The failure to repair a faulty navigational aid led to a jumbo jet crashing shortly after take-off from Stansted airport, according to an official accident report.
The plane's crew had correctly reported the fault at Stansted
All four people on board the cargo plane - two pilots, a flight engineer and a ground engineer - were killed in the crash in December 1999.
It was later confirmed that the plane was carrying hundreds of pounds of depleted uranium.
But investigators said at the time that it had remained intact and therefore did not pose a health hazard to emergency service workers or people living nearby.
The Air Accidents Investigation Branch report, published on Friday, said a fault had prevented the pilots of the Korean Air Boeing 747 from responding properly when the plane was in danger.
The crew, who had flown in from Tashkent had reported
the fault on landing, but maintenance work carried out at Stansted failed to rectify it.

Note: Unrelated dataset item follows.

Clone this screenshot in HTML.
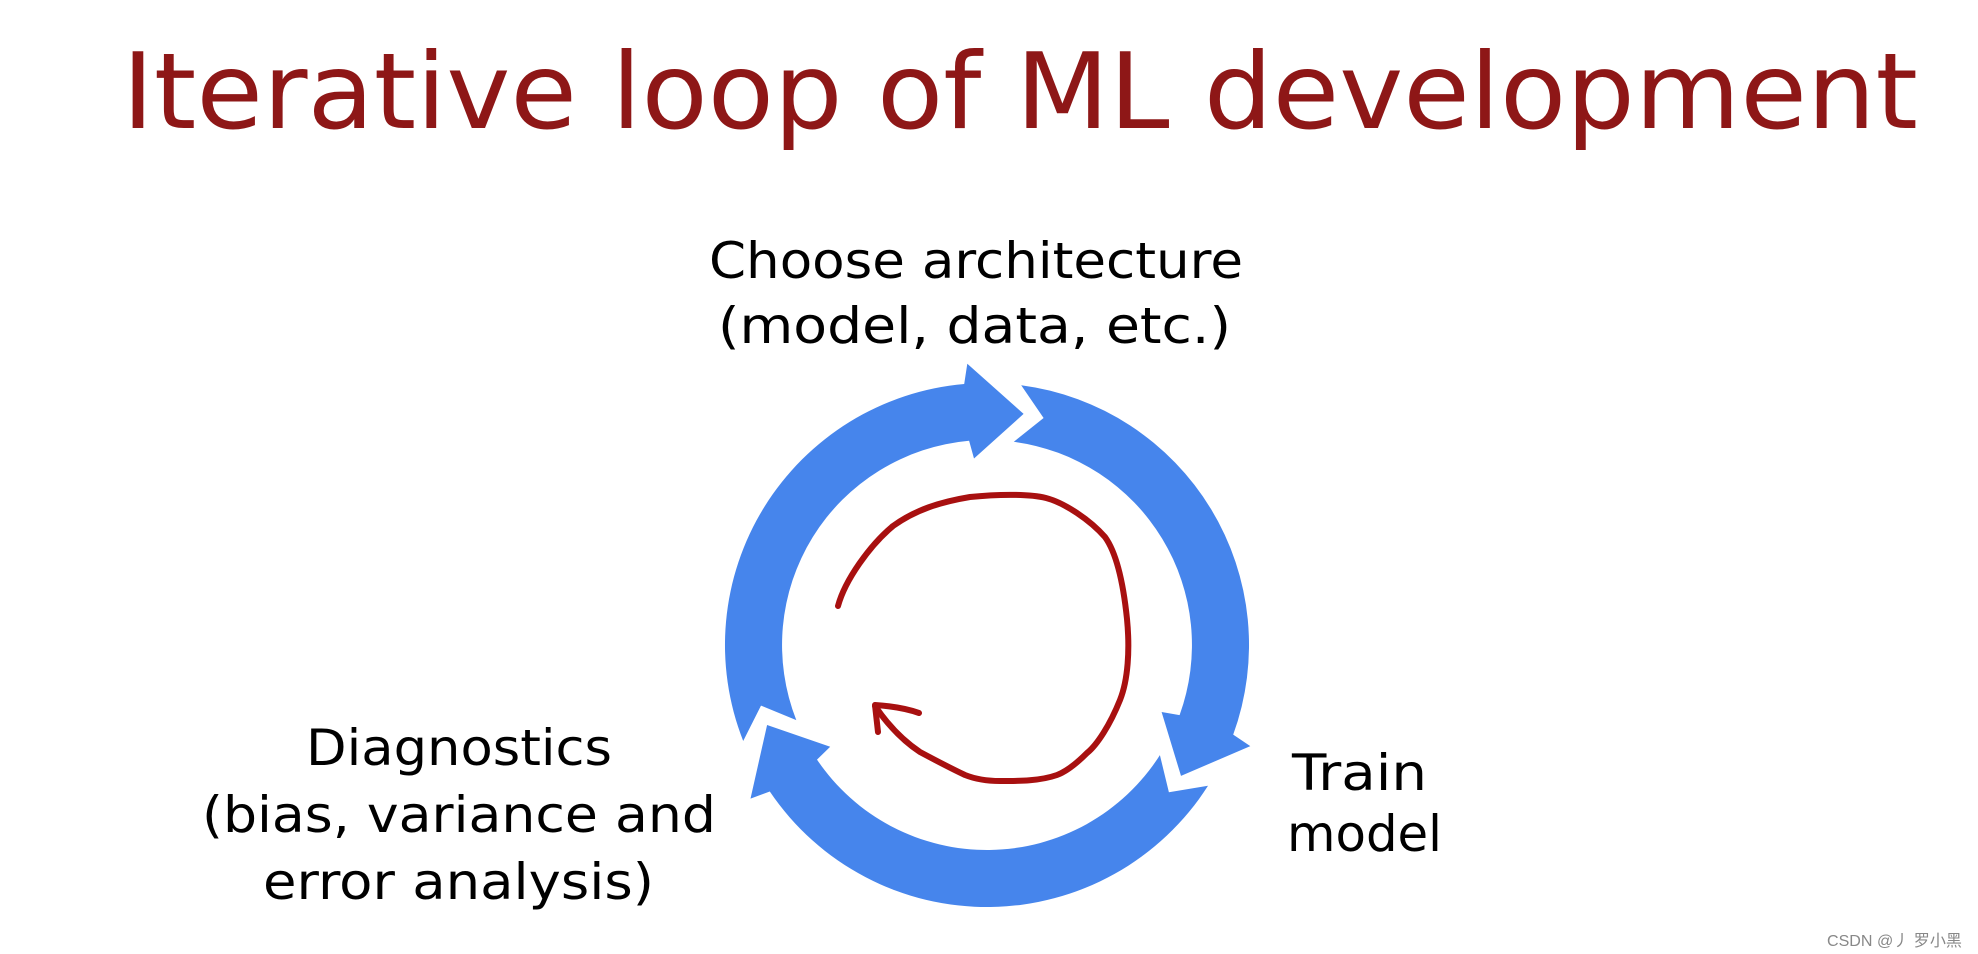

The problem involved the attitude director indicator, which gives pilots an indication of the angle of the aircraft at night and in cloud.
The report said maintenance activity at Stansted was "misdirected" before take-off despite the fault being correctly reported.
Consequently, the captain received incorrect plane altitude information when he turned the plane to the left and this lead to it hitting the ground.
The report said that the "inexperienced" co-pilot, who was 33, did not alert the captain to the unsafe position the aircraft had been put into.
It was "a matter of conjecture" whether he had felt inhibited in bringing the situation to the attention of the captain, who was 57.
The report said a lack of clarity regarding responsibility relating to local engineering support for Korean Air's own engineering personnel, had resulted in "erroneous defect identification and misdirected maintenance action".
It made six safety recommendations to ensure a tightening up of safety procedures.